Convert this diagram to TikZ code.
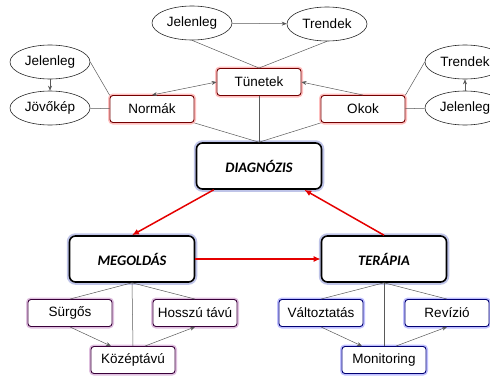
\documentclass[tikz,border=0pt]{standalone}
\usepackage{fontspec}
\setmainfont{Liberation Sans}
\newfontfamily\calibri{Carlito}
\usetikzlibrary{shapes.geometric,arrows.meta}

\begin{document}
\begin{tikzpicture}[x=1pt, y=-1pt, font=\fontsize{13.5}{15}\selectfont, >={Stealth[length=5pt,width=4pt]},
        oval/.style={ellipse, draw=black!85, line width=0.6pt, fill=white, minimum width=80pt, minimum height=34pt, inner sep=0pt},
        box/.style={rectangle, rounded corners=3pt, draw=#1!45!black, line width=0.9pt, fill=white,
          minimum width=84pt, minimum height=27pt, inner sep=0pt, preaction={draw=#1!25, line width=4pt}},
        big/.style={rectangle, rounded corners=6pt, draw=black, line width=1.6pt, fill=white,
          minimum width=125pt, minimum height=46pt, preaction={draw=cyan!30!blue!25, line width=5.5pt},
          font=\calibri\bfseries\itshape\fontsize{14.5}{16}\selectfont},
        thin/.style={draw=black!65, line width=0.5pt},
        flow/.style={draw=red!90!black, line width=1.5pt, -{Latex[length=7pt,width=6pt]}}]
        \useasboundingbox (0,0) rectangle (490,375);
        \node[oval] (J1) at (192,23) {Jelenleg};
        \node[oval] (T1) at (327,24) {Trendek};
        \node[oval] (J2) at (50,62) {Jelenleg};
        \node[oval] (Jk) at (50,108) {Jövőkép};
        \node[oval] (T2) at (465,62) {Trendek};
        \node[oval] (J3) at (465,108) {Jelenleg};
        \node[box=red] (Tu) at (259,82) {Tünetek};
        \node[box=red] (No) at (152,109) {Normák};
        \node[box=red] (Ok) at (363,109) {Okok};
        \node[big] (D) at (259,166) {DIAGNÓZIS};
        \node[big] (M) at (132,259) {MEGOLDÁS};
        \node[big] (T) at (384,259) {TERÁPIA};
        \node[box=violet] (S) at (70,313) {Sürgős};
        \node[box=violet] (H) at (195,313) {Hosszú távú};
        \node[box=violet] (K) at (133,360) {Középtávú};
        \node[box=blue] (V) at (321,313) {Változtatás};
        \node[box=blue] (R) at (447,313) {Revízió};
        \node[box=blue] (Mo) at (384,360) {Monitoring};

        \draw[thin, ->] (J1) -- (T1);
        \draw[thin] (J1.south) -- (Tu.north) -- (T1.south);
        \draw[thin, ->] (J2) -- (Jk);
        \draw[thin] (Jk) -- (No);
        \draw[thin] (J2.east) -- (No.north west);
        \draw[thin, <->] (No.north) -- (Tu.west);
        \draw[thin, ->] (Ok.north) -- (Tu.east);
        \draw[thin, ->] (J3) -- (T2);
        \draw[thin] (Ok) -- (J3);
        \draw[thin] (Ok.north east) -- (T2.west);
        \draw[thin] (Tu) -- (D.north);
        \draw[thin] (No.south east) -- (D.north);
        \draw[thin] (Ok.south west) -- (D.north);

        \draw[flow] (D.south west) ++(18,0) -- (M.north);
        \draw[flow] (T.north) -- ([xshift=-18pt]D.south east);
        \draw[flow] (M) -- (T);

        \draw[thin] (M.south) -- (S.north);
        \draw[thin] (M.south) -- (H.north);
        \draw[thin] (M.south) -- (K.north);
        \draw[thin, ->] (S.south) -- ([xshift=-22pt]K.north);
        \draw[thin, ->] ([xshift=12pt]K.north) -- (H.south);
        \draw[thin] (T.south) -- (V.north);
        \draw[thin] (T.south) -- (R.north);
        \draw[thin] (T.south) -- (Mo.north);
        \draw[thin, ->] (V.south) -- ([xshift=-22pt]Mo.north);
        \draw[thin, ->] ([xshift=12pt]Mo.north) -- (R.south);
\end{tikzpicture}
\end{document}
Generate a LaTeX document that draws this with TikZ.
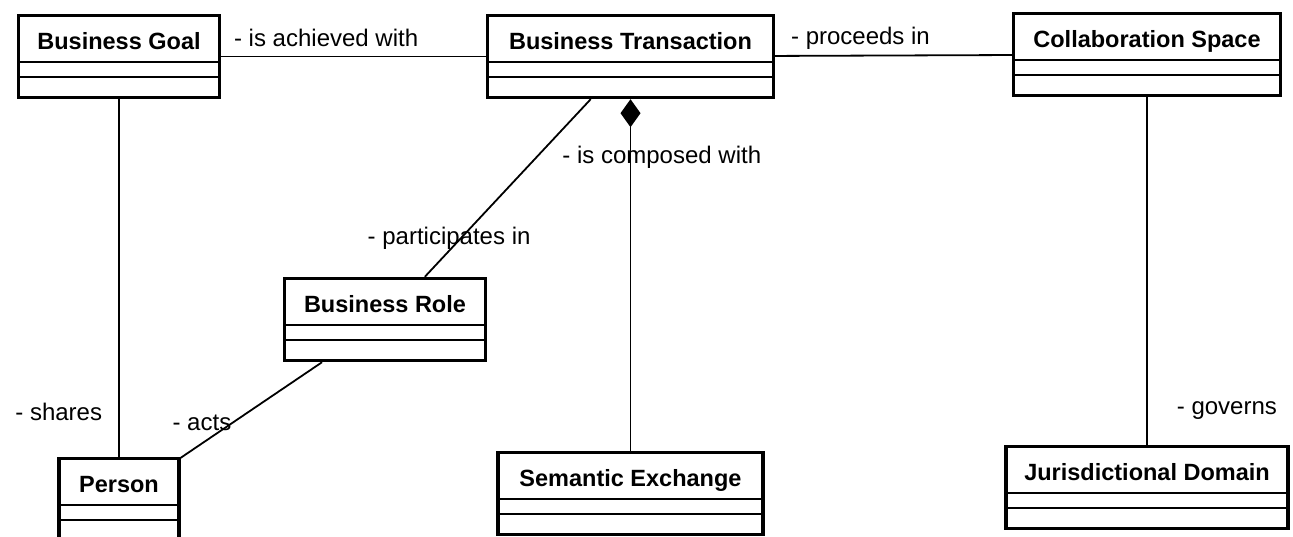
\documentclass[tikz,border=0pt]{standalone}
\usepackage{fontspec}
\setmainfont{Liberation Sans}
\usetikzlibrary{arrows.meta,positioning}

\begin{document}
\begin{tikzpicture}[x=1pt,y=-1pt,on grid,
    umlclass/.style={draw, line width=3.4pt, minimum height=82pt, inner sep=0pt,
        text height=18pt, text depth=33pt,
        font=\bfseries\fontsize{23.5}{28}\selectfont,
        path picture={
            \draw[line width=2pt] ([yshift=-46.5pt]path picture bounding box.north west)
                -- ([yshift=-46.5pt]path picture bounding box.north east);
            \draw[line width=2pt] ([yshift=-61.5pt]path picture bounding box.north west)
                -- ([yshift=-61.5pt]path picture bounding box.north east);
        }},
    rolename/.style={font=\fontsize{24}{28}\selectfont, inner sep=0pt},
    assoc/.style={line width=1.8pt}]
            \useasboundingbox (0,0) rectangle (1293,536);
            \node[umlclass, minimum width=201pt] (b_goal) at (119,56.5) {Business Goal};
            \node[umlclass, minimum width=286pt] (b_trans) [right=511.5pt of b_goal] {Business Transaction};
            \node[umlclass, minimum width=267pt, yshift=2pt] (c_space) [right=516.5pt of b_trans] {Collaboration Space};
            \node[umlclass, minimum width=201pt] (b_role) at (385,319.5) {Business Role};
            \node[umlclass, minimum width=120pt] (person) [below=443pt of b_goal] {Person};
            \node[umlclass, minimum width=265pt] (s_exch) [below=437pt of b_trans] {Semantic Exchange};
            \node[umlclass, minimum width=282pt] (j_domain) [below=433pt of c_space] {Jurisdictional Domain};
            \path[assoc]
                (b_goal)
                    edge node[rolename, pos=0, anchor=base west, xshift=12pt, yshift=10.5pt] {- is achieved with} (b_trans)
                    edge node[rolename, pos=1, anchor=base east, xshift=-16pt, yshift=36pt] {- shares} (person)
                (b_trans)
                    edge node[rolename, pos=0, anchor=base west, xshift=15pt, yshift=11pt] {- proceeds in} (c_space)
                    edge node[rolename, pos=1, anchor=base west, xshift=-58pt, yshift=32pt] {- participates in} (b_role)
                    edge [{Diamond[length=28pt,width=20pt]}-] node[rolename, pos=0, anchor=base west, xshift=-69pt, yshift=-64pt] {- is composed with} (s_exch)
                (b_role)
                    edge node[rolename, pos=1, anchor=base west, xshift=-9pt, yshift=27pt] {- acts} (person)
                (c_space)
                    edge node[rolename, pos=1, anchor=base west, xshift=29pt, yshift=30pt] {- governs} (j_domain);
        \end{tikzpicture}
\end{document}
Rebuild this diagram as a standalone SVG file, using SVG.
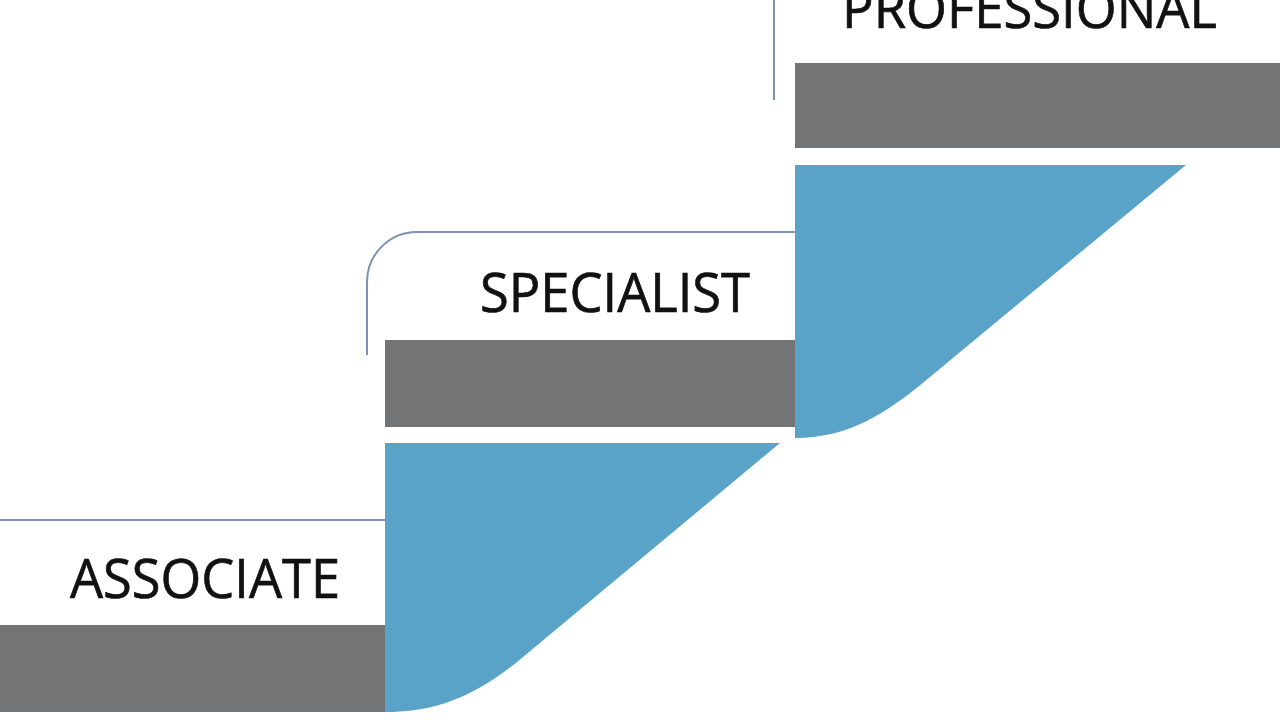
<svg xmlns="http://www.w3.org/2000/svg" width="1280" height="720" viewBox="0 0 1280 720">
<style>
.bar{fill:#737475}
.riser{fill:#5aa3c8}
.line{fill:none;stroke:#7d93b4;stroke-width:2}
.lbl{font-family:"Open Sans","Liberation Sans",sans-serif;font-size:55px;fill:#111;stroke:#111;stroke-width:0.7}
</style>
<rect width="1280" height="720" fill="#fff"/>
<g id="connectors">
<path class="line" d="M0,520 H385"/>
<path class="line" d="M367,355 V282 A50,50 0 0 1 417,232 H795"/>
<path class="line" d="M774,0 V100"/>
</g>
<g id="associate">
<rect class="bar" x="0" y="625" width="385" height="87"/>
<text class="lbl" x="70" y="598" textLength="270" lengthAdjust="spacingAndGlyphs">ASSOCIATE</text>
</g>
<g id="specialist">
<path class="riser" d="M385,443 L780,443 L523,657 C480,693 440,712 385,712 Z"/>
<rect class="bar" x="385" y="340" width="410" height="87"/>
<text class="lbl" x="480" y="312" textLength="270" lengthAdjust="spacingAndGlyphs">SPECIALIST</text>
</g>
<g id="professional">
<path class="riser" d="M795,165 L1186,165 L930,377 C888,412 850,438 795,438 Z"/>
<rect class="bar" x="795" y="63" width="485" height="85"/>
<text class="lbl" x="842" y="28" textLength="375" lengthAdjust="spacingAndGlyphs">PROFESSIONAL</text>
</g>
</svg>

○ ○ ○ ○ ○ ○ ○

* [Work to do] Scan the listing above. Gather each line that contains the word "diagram".

* [Expected answer]
Convert this diagram to TikZ code.
Rebuild this diagram as a standalone SVG file, using SVG.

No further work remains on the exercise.